Desde su permanente llamamiento al reencuentro con Jesucristo, Juan Pablo II operó decididamente por la reconstrucción del sensus Ecclesiae. Había que volver a despertar el estupor ante ese tremendum mysterium, que rompe los muros de indiferencia y opresión entre las personas, quienes, por gracia, se reconocen realmente miembros de un mismo cuerpo, hechos uno en Cristo, en ese signo de unidad y vínculo de caridad que es la Eucaristía, fuente y vértice de la vida de los cristianos y de la Iglesia. No basta, sin embargo, tener una buena idea de la Iglesia. Juan Pablo II ha llamado y educado a los fieles en un sentido de pertenencia eclesial que pasa por la incorporación en comunidades concretas, que sean experimentadas como signos y reflejos luminosos de ese misterio de comunión, y en las que los cristianos sean reconfortados y edificados por la fidelidad a la tradición de la Iglesia y por sus dones jerárquicos, sacramentales y carismáticos. Por eso, llamó providenciales para nuestro tiempo a las diversas formas paradigmáticas de movimientos eclesiales y nuevas comunidades.

La gratitud por el pontificado de Juan Pablo II no puede hoy concluir sino en la total adhesión a Benedicto XVI, en la comunión afectiva y efectiva con Él, en la oración a Dios para que lo sostenga cada vez más en tan magna tarea. El Siervo de Dios Juan Pablo II intercede ante Dios por él y por todos nosotros en la morada eterna.

El Papa misionero

Juan Pablo II ha sido un extraordinario Papa misionero, urgido en la tarea apremiante de comunicar a todos los hombres y pueblos, a la Humanidad entera, la buena noticia de la salvación.
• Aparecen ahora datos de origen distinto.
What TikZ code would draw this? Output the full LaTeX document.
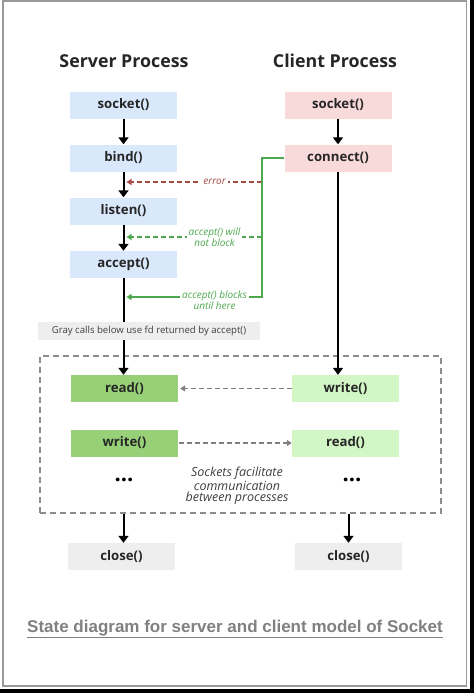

Invirtió hasta sus últimas desfallecientes energías en esa tarea. «¡Ay de mí si no evangelizase!». Y quiso desatar detrás de sí una fase de movilización misionera de las comunidades cristianas, poniendo a toda la Iglesia en status missionis, impulsando a todos los cristianos a participar en una nueva evangelización, nueva en su ardor, en sus métodos y en sus expresiones. ¿No era ésa acaso la intencionalidad del concilio, retomada por la magnífica y tempestiva Evangelii nuntiandi? No es que Juan Pablo II no fuera bien consciente del desafío de una radical, inaudita y difundida descristianización. Pero ese ímpetu misionero no era mera estrategia de respuesta y, para nada, operación de marketing para hacer más creíble y vendible el producto. Juan Pablo II nos ha demostrado nuevamente que la misión no es una tarea que se añada a la experiencia cristiana de modo extrínseco, sino la vocación para la que nos ha sido dada la vida, el ímpetu de comunicación del don extraordinario del encuentro con Cristo que, por gratitud y alegría, se comparte de persona a persona, de familia en familia, de comunidad en comunidad, apasionados por la vida y el destino de los demás. Precisamente en ese dinamismo misionero, el Papa demuestra que la identidad católica no se realiza en encierro protectivo, en instintos de mera conservación o en guetos de restauración, sino como condición e ímpetu renovados para hacerse presentes, de modo visible, explícito, sin temores ni cálculos, en todos los ambientes y situaciones de vida. Hay una carga de positividad, en la acción misionera de Juan Pablo II, que multiplica y valoriza todos los encuentros: una mirada cristiana que asume todo rasgo de bien y verdad, todo clamor de sentido, toda nostalgia y anhelo de Dios, dentro del designio divino que se realiza en Cristo. Nos deja el Papa esa afirmación misteriosa y apremiante cuando escribe: «La misión ad gentes está todavía en sus comienzos».